No outro episódio, belas mulheres que se encaixam perfeitamente no mito de cinderela, ofendidas por um homem em cadeia mundial, simplesmente por que este senhor se considera dono da abandonada verdade, grande jornalista, não cabendo a ele ter que responder pelos seus atos, independente do que venha a fazer e dizer em público, determinado a lançar ao ar o que nele há de mais espúrio e indígno numa catapulta. Vide o caso Pimenta Neves e Sandra Gomide. Ela, assassinada e ele, em liberdade.
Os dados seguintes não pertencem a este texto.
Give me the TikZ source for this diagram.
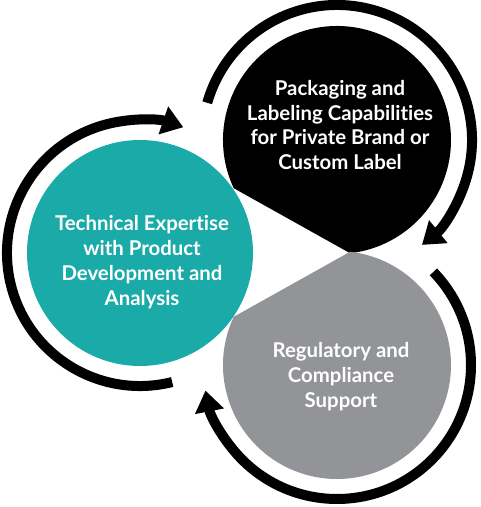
\documentclass[tikz,border=0pt]{standalone}
\usepackage{fontspec}
\setmainfont{Lato}[Ligatures=NoCommon]
\usetikzlibrary{arrows.meta,calc}
\definecolor{tealfill}{RGB}{26,170,168}
\definecolor{grayfill}{RGB}{147,148,152}
\tikzset{
  cyclefig/.style={x=0.02cm,y=0.02cm,>={Triangle[length=12pt,width=16pt]},
    every node/.style={font=\bfseries\fontsize{11.6}{14.2}\selectfont,
      align=center,text=white}},
  cyclearc/.style={draw=black,line width=0.2cm,->},
  lobe/.style={draw=none},
}

\begin{document}
\begin{tikzpicture}[cyclefig]
    \useasboundingbox (0,0) rectangle (480,507);
    \coordinate (pack) at (337,367);
    \coordinate (tech) at (140,254);
    \coordinate (reg) at (337,142);

    \fill[lobe,tealfill] (tech) circle[radius=113];
    \fill[lobe,black] ($(pack)+(205:114)$)
      arc[start angle=205,end angle=-83.4,radius=114] -- cycle;
    \fill[lobe,grayfill] ($(reg)+(155:114)$)
      arc[start angle=155,end angle=443.4,radius=114] -- cycle;

    \draw[cyclearc] ($(pack)+(164:135)$) arc[start angle=164,end angle=-51,radius=135];
    \draw[cyclearc] ($(tech)+(-76:133)$) arc[start angle=-76,end angle=-289,radius=133];
    \draw[cyclearc] ($(reg)+(44:134)$) arc[start angle=44,end angle=-169,radius=134];

    \node (packtext) at ($(pack)+(3,15)$)
      {Packaging and\\Labeling Capabilities\\for Private Brand or\\Custom Label};
    \node (techtext) at ($(tech)+(2,-9)$)
      {Technical Expertise\\with Product\\Development and\\Analysis};
    \node (regtext) at ($(reg)+(4,-12)$)
      {Regulatory and\\Compliance\\Support};
  \end{tikzpicture}
\end{document}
Obliterada, ainda tem a justiça, uma vez que a pena que coube a Pimenta Neves, reduzida de 18 para 15 anos, ele não cumpre, ainda que uma pena especial de não-reclusão, como cabe, no Brasil, aos poderos. Disso, pouco ouvimos falar, a TV raramente exibe.

Aqui nessas pequenas caixas pretas mora o paradoxo. Tudo, absolutamente tudo, é em tempo real! Foi em tempo real que o corpo da menina passou das 05:00h às 15:00h estendido no chão coberto por um plástico, sujeito a todo tipo de comentários e considerações. Foi em tempo real que o mundo árabe viu alguma de suas mulheres serem desrespeitadas por um individuo que pouco saberá da simbologia que envolve o mundo oriental, tão distante que os ocidentais estão em matéria de história e de imaterialidade desse povo. Aqui, sem que a maioria se dê conta a realidade é abandonada e a ficção abre a cortina e tudo o que poderia parecer real, torna-se (imerso na beleza e no grotesco) mais um episódio banal da ficção-vida. Escusado será dizer que há uma cultura envolta aí, coberta ou silenciada pela barbárie midiática. E que o senhor Caio Blinder e tantos outros senhores não fiquem chateados se não conseguirem rastrear totalmente o que se oferece aqui como indignação e assombro. As nascidas-mantidas- humilhadas me compreenderão.